Survey Reveals Progress Tracking as Top Challenge
The survey, which gathered responses from 446 clinicians across mental health and primary care specialties, identified patient progress tracking as the single largest barrier to successfully implementing outcome-based payment models. Remarkably, 36% of surveyed clinicians cited progress tracking as their primary challenge—more than double the 15.5% who identified insurance issues as their main concern.
This shift in priorities represents a fundamental change in the healthcare landscape. While insurance complications have traditionally dominated clinician concerns, the emergence of value-based care has introduced new layers of administrative complexity that many providers are ill-equipped to handle.

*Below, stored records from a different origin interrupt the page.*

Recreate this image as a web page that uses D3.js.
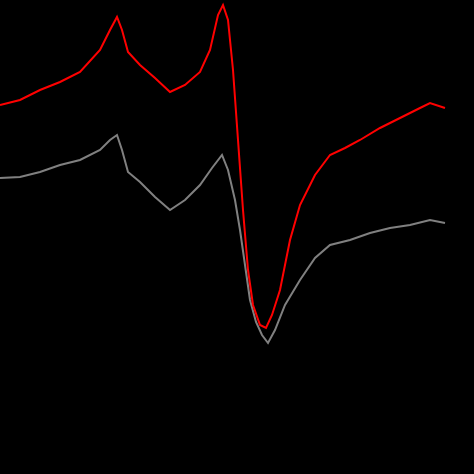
<!DOCTYPE html>
<html>
<head>
<meta charset="utf-8">
<script src="https://cdn.jsdelivr.net/npm/d3@7"></script>
<style>body{margin:0;background:#000;}</style>
</head>
<body>
<div id="chart"></div>
<script>
// values (field position, signal)
const redX = [0,20,40,60,80,100,110,117,122,128,140,155,170,185,200,210,218,223,228,233,238,243,248,253,260,266,272,280,290,300,315,330,345,360,380,400,420,430,445];
const redY = [105,100,90,82,72,50,30,17,30,52,65,78,92,85,72,50,15,5,20,70,140,210,270,305,325,328,315,290,240,205,175,155,148,140,128,118,108,103,108];
const grayX = [0,20,40,60,80,100,110,117,122,128,140,155,170,185,200,212,222,228,235,240,245,250,256,262,268,275,285,300,315,330,350,370,390,410,430,445];
const grayY = [178,177,172,165,160,150,140,135,150,172,182,197,210,200,185,168,155,170,200,230,265,300,322,335,343,330,305,280,258,245,240,233,228,225,220,223];

const width = 474, height = 474;
const svg = d3.select("#chart").append("svg")
  .attr("width", width).attr("height", height)
  .style("background", "#000");

const x = d3.scaleLinear().domain([0, 474]).range([0, width]);
const y = d3.scaleLinear().domain([0, 474]).range([0, height]);

const line = d3.line().x(d => x(d[0])).y(d => y(d[1]));

svg.append("path")
  .datum(grayX.map((v, i) => [v, grayY[i]]))
  .attr("d", line).attr("fill", "none")
  .attr("stroke", "#808080").attr("stroke-width", 2);

svg.append("path")
  .datum(redX.map((v, i) => [v, redY[i]]))
  .attr("d", line).attr("fill", "none")
  .attr("stroke", "#ff0000").attr("stroke-width", 2);
</script>
</body>
</html>
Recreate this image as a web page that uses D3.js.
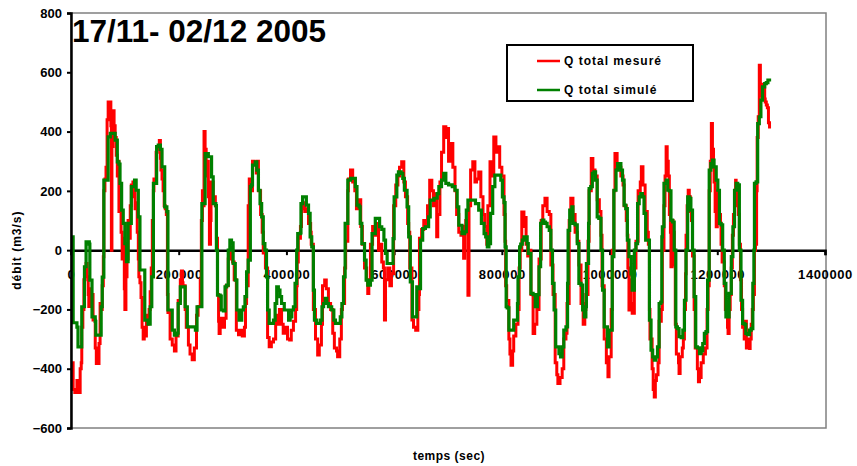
<!DOCTYPE html>
<html>
<head>
<meta charset="utf-8">
<script src="https://cdn.jsdelivr.net/npm/d3@7"></script>
<style>
  body { margin: 0; background: #fff; }
  svg { display: block; font-family: 'Liberation Sans', Arial, sans-serif; }
  .axis text { font-size: 13px; font-weight: bold; fill: #000; }
  .label { font-size: 12px; font-weight: bold; }
</style>
</head>
<body>
<svg width="857" height="466"></svg>
<script>
// time in thousands of seconds, flow in m3/s
const simulated = [
  [2,45],[4,-245],[11,-260],[13,-326],[19,-326],[20,-191],[24,-191],[25,-56],[28,28],[34,20],[35,-101],[39,-225],[45,-240],[46,-287],[55,-287],[56,-191],[58,-91],[61,236],[65,236],[69,382],[73,394],[80,394],[82,371],[86,298],[89,290],[91,225],[94,135],[97,90],[100,22],[103,-39],[106,90],[112,214],[118,236],[121,202],[125,112],[128,-67],[134,-67],[137,-236],[143,-250],[147,-191],[150,-90],[153,225],[156,225],[159,349],[162,354],[166,340],[169,281],[174,146],[178,130],[180,-202],[188,-270],[192,-287],[197,-280],[199,-180],[203,-124],[207,-124],[212,-191],[216,-259],[231,-270],[234,-191],[238,-191],[243,157],[249,326],[255,315],[261,247],[264,157],[269,150],[270,0],[272,-152],[277,-155],[279,-202],[283,-205],[286,-124],[289,-118],[292,0],[295,34],[298,25],[301,-45],[305,-101],[308,-202],[312,-236],[317,-202],[320,-191],[323,-157],[326,-73],[329,-34],[333,214],[335,220],[337,287],[342,298],[345,270],[348,202],[351,157],[354,112],[357,22],[360,0],[363,-90],[365,-202],[368,-247],[373,-247],[376,-236],[379,-180],[382,-124],[385,-135],[388,-157],[391,-180],[396,-202],[401,-202],[404,-236],[407,-225],[410,-202],[413,-191],[416,-112],[419,0],[421,56],[426,58],[427,157],[430,180],[435,180],[437,152],[441,124],[444,45],[447,11],[450,-135],[452,-236],[456,-247],[460,-247],[463,-236],[466,-191],[469,-180],[472,-163],[475,-180],[478,-191],[484,-202],[488,-236],[491,-247],[497,-247],[500,-225],[503,-180],[506,-90],[509,90],[512,90],[514,236],[519,242],[525,242],[528,214],[531,152],[535,146],[537,90],[540,22],[545,-34],[548,-101],[551,-118],[556,-101],[559,56],[562,56],[565,107],[570,107],[573,79],[577,70],[581,34],[584,-11],[587,-45],[596,-45],[598,39],[600,180],[605,253],[608,264],[613,259],[616,242],[619,202],[624,146],[627,45],[630,-107],[634,-225],[639,-225],[642,-124],[647,-130],[649,34],[653,73],[658,79],[664,112],[667,169],[674,175],[680,191],[683,214],[688,236],[692,259],[696,225],[701,220],[708,214],[713,202],[717,146],[720,84],[726,56],[731,62],[734,135],[737,169],[745,169],[751,157],[757,135],[762,90],[767,56],[770,45],[773,11],[776,22],[779,124],[783,214],[787,253],[795,253],[798,236],[801,180],[804,160],[806,11],[808,-191],[810,-195],[813,-270],[821,-270],[822,-236],[826,-236],[829,-180],[830,-90],[833,11],[835,20],[838,34],[841,45],[844,45],[847,22],[849,-11],[854,-146],[858,-150],[862,-191],[866,-150],[869,-56],[872,90],[875,101],[878,95],[881,90],[884,79],[888,67],[891,0],[894,-112],[897,-202],[900,-326],[906,-349],[909,-360],[912,-326],[915,-270],[919,-259],[922,-112],[923,67],[926,135],[930,146],[932,90],[936,85],[940,22],[943,-112],[947,-118],[950,-202],[953,-225],[956,-191],[957,-45],[961,90],[962,208],[965,214],[968,259],[971,264],[974,236],[977,112],[980,107],[984,0],[987,-135],[990,-259],[996,-326],[999,-270],[1002,-270],[1005,-22],[1008,202],[1012,270],[1015,292],[1018,292],[1021,270],[1024,236],[1027,152],[1030,140],[1033,34],[1036,-22],[1040,-80],[1042,-135],[1046,0],[1049,22],[1052,157],[1055,180],[1058,191],[1061,180],[1064,124],[1067,34],[1070,34],[1074,-236],[1077,-337],[1080,-360],[1083,-371],[1086,-360],[1089,-326],[1092,-180],[1095,-175],[1097,45],[1098,79],[1101,225],[1105,236],[1108,202],[1111,200],[1114,101],[1117,95],[1120,0],[1123,-259],[1126,-265],[1129,-292],[1133,-295],[1136,-270],[1139,-169],[1142,0],[1145,180],[1148,175],[1151,135],[1154,0],[1157,-157],[1160,-326],[1163,-330],[1167,-349],[1170,-340],[1173,-315],[1176,-281],[1179,-275],[1182,-101],[1185,270],[1188,292],[1191,304],[1194,281],[1198,236],[1201,202],[1204,90],[1207,85],[1210,0],[1213,-112],[1216,-225],[1219,-225],[1222,-146],[1226,-22],[1229,79],[1232,202],[1235,225],[1238,220],[1241,0],[1244,-169],[1247,-247],[1250,-250],[1253,-281],[1256,-285],[1260,-270],[1263,-265],[1266,-112],[1268,0],[1269,225],[1272,230],[1275,427],[1278,450],[1281,506],[1284,551],[1288,562],[1291,565],[1294,574],[1297,579]
];

const measured = [
  [2,-380],[4,-470],[7,-480],[11,-440],[13,-480],[17,-400],[19,-380],[20,-260],[22,-200],[24,-100],[26,-60],[28,-45],[30,-90],[32,-150],[33,-190],[35,-130],[37,-150],[41,-236],[45,-330],[47,-382],[48,-360],[50,-382],[52,-315],[54,-180],[56,-200],[58,-120],[60,-22],[61,200],[63,240],[65,280],[67,440],[69,500],[71,470],[73,500],[74,420],[75,0],[76,350],[78,470],[80,420],[82,380],[84,320],[86,250],[87,300],[89,130],[91,200],[93,60],[95,-30],[97,40],[99,-130],[100,-200],[102,-90],[104,-30],[106,100],[108,40],[110,150],[112,220],[113,180],[115,230],[117,200],[119,140],[121,160],[123,60],[125,-30],[126,-90],[128,-110],[130,-160],[132,-260],[134,-300],[136,-260],[138,-290],[140,-220],[141,-250],[143,-230],[145,-200],[147,-140],[149,-60],[151,100],[153,200],[154,240],[156,230],[158,330],[160,350],[162,340],[164,370],[166,310],[167,270],[169,240],[171,200],[173,150],[175,140],[177,120],[179,-150],[180,-210],[184,-300],[188,-320],[192,-340],[195,-290],[199,-170],[203,-100],[205,-70],[207,-110],[208,-120],[212,-200],[214,-260],[218,-320],[221,-350],[225,-370],[229,-330],[233,-220],[236,-190],[240,-100],[242,100],[244,200],[246,150],[247,400],[249,340],[251,250],[253,300],[255,180],[257,20],[259,100],[260,230],[264,180],[268,150],[270,40],[272,-150],[274,-240],[275,-281],[277,-230],[281,-260],[285,-230],[288,-120],[292,-30],[296,10],[300,-40],[303,-100],[307,-270],[311,-285],[314,-270],[318,-290],[322,-260],[324,-180],[326,-120],[329,150],[331,240],[335,200],[337,300],[340,290],[344,260],[346,300],[348,200],[352,120],[355,60],[357,-10],[361,-60],[365,-295],[368,-326],[372,-310],[376,-300],[380,-220],[383,-250],[387,-200],[391,-250],[394,-280],[398,-260],[402,-300],[406,-303],[409,-270],[413,-240],[417,-200],[419,-120],[420,-40],[422,40],[426,80],[428,140],[430,160],[434,130],[437,140],[441,90],[445,60],[446,20],[450,-200],[454,-300],[458,-354],[461,-320],[465,-250],[467,-120],[471,-101],[474,-130],[478,-180],[482,-200],[486,-280],[489,-330],[493,-340],[495,-360],[499,-300],[502,-200],[504,-180],[508,-60],[510,30],[514,200],[515,240],[519,270],[523,230],[527,200],[530,140],[534,170],[538,80],[541,20],[545,-60],[549,-100],[551,-146],[553,-110],[556,20],[560,80],[564,50],[567,90],[571,0],[575,20],[577,-40],[580,-60],[582,-236],[584,-100],[588,-60],[592,-120],[595,-80],[599,150],[603,220],[607,250],[610,280],[614,298],[618,230],[621,180],[625,90],[627,60],[629,-60],[633,-236],[636,-260],[640,-270],[644,-200],[646,-150],[647,40],[651,70],[655,100],[659,80],[662,150],[666,236],[670,200],[673,150],[675,190],[679,45],[681,120],[685,230],[688,330],[692,416],[696,380],[700,410],[701,300],[705,360],[709,280],[713,200],[716,120],[720,60],[724,50],[727,80],[729,-27],[731,60],[733,100],[735,80],[737,-152],[739,150],[742,270],[746,298],[750,230],[753,240],[757,264],[761,180],[765,120],[768,80],[772,20],[774,150],[778,298],[781,250],[785,382],[789,330],[793,349],[796,280],[800,250],[804,120],[806,30],[807,-120],[809,-170],[813,-300],[815,-350],[817,-388],[820,-340],[822,-290],[826,-250],[830,-200],[832,-60],[834,0],[837,129],[841,80],[843,110],[845,20],[848,-20],[850,0],[854,-150],[858,-281],[861,-250],[865,-200],[869,-30],[873,100],[876,150],[880,175],[884,130],[888,120],[891,-50],[895,-150],[899,-380],[902,-420],[904,-450],[908,-430],[912,-400],[915,-300],[919,-280],[921,-180],[925,100],[928,175],[932,120],[936,60],[940,30],[943,-50],[947,-180],[951,-250],[954,-200],[956,-150],[960,30],[962,200],[966,309],[969,270],[973,250],[977,170],[981,130],[984,50],[986,-120],[990,-300],[994,-380],[997,-427],[999,-360],[1003,-200],[1005,0],[1008,200],[1010,326],[1014,290],[1018,280],[1021,250],[1025,220],[1027,150],[1031,100],[1033,50],[1034,-60],[1036,-202],[1038,-100],[1040,-180],[1042,-213],[1046,-60],[1049,30],[1053,200],[1057,230],[1059,281],[1062,220],[1066,130],[1070,60],[1072,20],[1074,-200],[1075,-300],[1079,-400],[1081,-470],[1083,-495],[1085,-440],[1087,-420],[1090,-380],[1092,-240],[1096,-200],[1098,0],[1101,150],[1103,250],[1105,349],[1107,300],[1109,250],[1111,120],[1113,60],[1114,-56],[1116,100],[1118,60],[1120,-50],[1122,-250],[1124,-350],[1128,-380],[1129,-416],[1131,-360],[1135,-330],[1137,-300],[1139,-200],[1141,-80],[1142,50],[1144,150],[1146,202],[1148,180],[1150,130],[1152,100],[1154,-20],[1157,-200],[1159,-330],[1163,-400],[1165,-444],[1167,-400],[1168,-430],[1170,-380],[1174,-350],[1178,-330],[1181,-200],[1183,-120],[1185,200],[1187,300],[1189,427],[1191,340],[1193,280],[1194,230],[1196,130],[1198,79],[1200,200],[1202,180],[1204,120],[1206,90],[1207,20],[1209,-40],[1213,-120],[1215,-200],[1217,-180],[1219,-260],[1220,-281],[1222,-200],[1224,-150],[1226,-60],[1228,50],[1230,120],[1232,180],[1234,236],[1235,150],[1237,200],[1239,120],[1241,20],[1243,-100],[1245,-200],[1247,-260],[1250,-300],[1252,-240],[1254,-330],[1256,-300],[1258,-310],[1260,-332],[1261,-300],[1263,-250],[1265,-200],[1267,-150],[1269,0],[1271,20],[1273,200],[1274,380],[1276,450],[1278,624],[1280,520],[1282,560],[1284,540],[1286,560],[1288,510],[1289,500],[1291,490],[1293,480],[1295,430],[1297,410]
];

const xTicks = [0, 200000, 400000, 600000, 800000, 1000000, 1200000, 1400000];
const yTicks = [-600, -400, -200, 0, 200, 400, 600, 800];
const seriesNames = ['Q total mesuré', 'Q total simulé'];
const seriesColors = ['#ff0000', '#008000'];

const svg = d3.select('svg');

const plotLeft = 71, plotRight = 825, plotTop = 13, plotBottom = 428;

const x = d3.scaleLinear().domain([0, 1400000]).range([plotLeft, plotRight]);
const y = d3.scaleLinear().domain([-600, 800]).range([plotBottom, plotTop]);

// plot area frame (grey)
svg.append('rect')
    .attr('x', plotLeft).attr('y', plotTop)
    .attr('width', x(1400000) - plotLeft + 1).attr('height', plotBottom - plotTop)
    .attr('fill', 'none').attr('stroke', '#808080').attr('stroke-width', 1.5);

// the series are sampled values, drawn as stairs
const line = d3.line()
    .curve(d3.curveStepAfter)
    .x(d => x(d[0] * 1000))
    .y(d => y(d[1]));

// x axis sits on the zero line
const xAxis = svg.append('g')
    .attr('class', 'axis')
    .attr('transform', `translate(0, ${y(0)})`)
    .call(d3.axisBottom(x).tickValues(xTicks).tickSize(5).tickPadding(15).tickFormat(d3.format('d')));
xAxis.select('.domain').attr('stroke', '#000').attr('stroke-width', 2.5);
xAxis.selectAll('.tick line').attr('stroke', '#000').attr('stroke-width', 2);
xAxis.selectAll('text').style('letter-spacing', '0.6px');

svg.append('path')
    .datum(measured)
    .attr('fill', 'none')
    .attr('stroke', seriesColors[0])
    .attr('stroke-width', 3)
    .attr('d', line);

svg.append('path')
    .datum(simulated)
    .attr('fill', 'none')
    .attr('stroke', seriesColors[1])
    .attr('stroke-width', 3.2)
    .attr('d', line);

const yAxis = svg.append('g')
    .attr('class', 'axis')
    .attr('transform', `translate(${plotLeft}, 0)`)
    .call(d3.axisLeft(y).tickValues(yTicks).tickSize(4).tickPadding(5));
yAxis.select('.domain').attr('stroke', '#000').attr('stroke-width', 2.5);
yAxis.selectAll('.tick line').attr('stroke', '#000').attr('stroke-width', 2);

// title
svg.append('text')
    .attr('x', 72).attr('y', 42)
    .style('font-size', '31.5px').style('font-weight', 'bold')
    .text('17/11- 02/12 2005');

// legend
const legend = svg.append('g').attr('transform', 'translate(507, 45)');
legend.append('rect')
    .attr('width', 186).attr('height', 56)
    .attr('fill', '#fff').attr('stroke', '#000').attr('stroke-width', 2);
seriesNames.forEach((name, i) => {
    const ly = 16 + i * 29;
    legend.append('line')
        .attr('x1', 30).attr('x2', 53).attr('y1', ly).attr('y2', ly)
        .attr('stroke', seriesColors[i]).attr('stroke-width', 2.5);
    legend.append('text')
        .attr('class', 'label')
        .attr('x', 57).attr('y', ly + 4)
        .style('letter-spacing', '1px')
        .text(name);
});

// axis titles
svg.append('text')
    .attr('class', 'label')
    .attr('transform', `translate(21, ${y(0)}) rotate(-90)`)
    .attr('text-anchor', 'middle')
    .style('letter-spacing', '1px')
    .text('débit (m3/s)');

svg.append('text')
    .attr('class', 'label')
    .attr('x', 449).attr('y', 460)
    .attr('text-anchor', 'middle')
    .style('letter-spacing', '0.5px')
    .text('temps (sec)');
</script>
</body>
</html>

The data suggests that as payment models evolve to reward outcomes rather than volume, the tools and systems supporting clinicians have failed to keep pace with these demands.
Clinicians Drowning in Administrative Tasks
“Clinicians are spending countless hours on administrative tasks when they should be tracking the impact of their delivery and care on patients,” explained Gal Steinberg, founder and CEO of Twofold Health, in a news release obtained by The American Journal of Managed Care® (AJMC®). “The fact that they are drowning in paperwork and don’t have the tools or time to measure how their clients and patients are progressing is alarming.”
Steinberg emphasized the urgent need for industry-wide collaboration: “Our industry needs to join forces to better equip practitioners with the tools and resources to evaluate and document the care they provide.” This call to action reflects growing recognition that individual practices cannot solve systemic infrastructure problems alone.
Medium-Sized Practices Face Acute Strain
The survey revealed that progress tracking, client acquisition, and insurance issues collectively accounted for 72% of all clinician-reported challenges across various practice types and sizes. However, medium-sized practices—defined as those with 10 to 49 clinicians—experienced the burden most intensely.
Nearly half of respondents from medium-sized practices identified progress tracking as their primary operational barrier. These practices also struggled with secondary concerns including client payment collection and the persistent problem of late cancellations or patient no-shows. This data suggests that medium-sized practices lack both the administrative resources of large health systems and the flexibility of solo practitioners, placing them in a particularly vulnerable position.
The administrative weight extends beyond broad outcome measures. Clinicians reported that routine tasks—such as assigning patient “homework” between sessions and monitoring compliance—create substantial additional workload. For providers in mental health and primary care, many of whom operate as solo practitioners, the accumulation of these small but required tasks profoundly affects both workload management and job satisfaction.
The Growing Documentation Burden
“The administrative burden has become so overwhelming that it’s actually preventing us from doing the core clinical work we’re trained for,” stated Vanessa Valles, a social worker and group practice owner at A New Start Counseling. “Progress tracking and documentation requirements take time away from direct patient care and therapeutic presence. When clinicians have tools that reduce that administrative load, we see improvements in staff retention and reduced burnout.”
Valles’ observations align with broader research findings. A nationally representative analysis published in AJMC examined 2019 and 2021 data from office-based physicians and found that those participating in accountable care organizations (ACOs) reported significantly higher documentation burdens than peers in other value-based payment models.
Value-Based Care Programs Increase Workload
The research revealed that participation in any value-based program was associated with a 10.5% greater probability of spending more than an hour per day on after-hours documentation compared to non-participants. However, ACO participation emerged as the primary driver of this increased burden, corresponding to approximately 18 additional minutes per day spent on paperwork.
Beyond time concerns, ACO participants also reported greater difficulty with documentation tasks and a higher likelihood of deeming their documentation time inappropriate or excessive. These findings illustrate a clear pattern: as value-based care programs expand their requirements and complexity, clinicians experience increasing strain—often without receiving adequate tools or support to manage the enhanced workload effectively.
Technology Solutions Needed for Independent Providers
Twofold Health emphasized that the survey data highlights an urgent need for greater investment in documentation support technologies, particularly for clinicians operating outside large health systems. The overwhelming representation of solo practitioners in the survey sample—comprising 61% of respondents—further underscores the scalability challenges that independent providers face when navigating evolving payment requirements and regulatory demands.
As the healthcare industry continues its transformation toward value-based care models, addressing the administrative burden on clinicians must become a priority. Without adequate technological support and streamlined documentation systems, the promise of improved patient outcomes through value-based care risks being undermined by clinician burnout, reduced practice sustainability, and ultimately, diminished quality of care.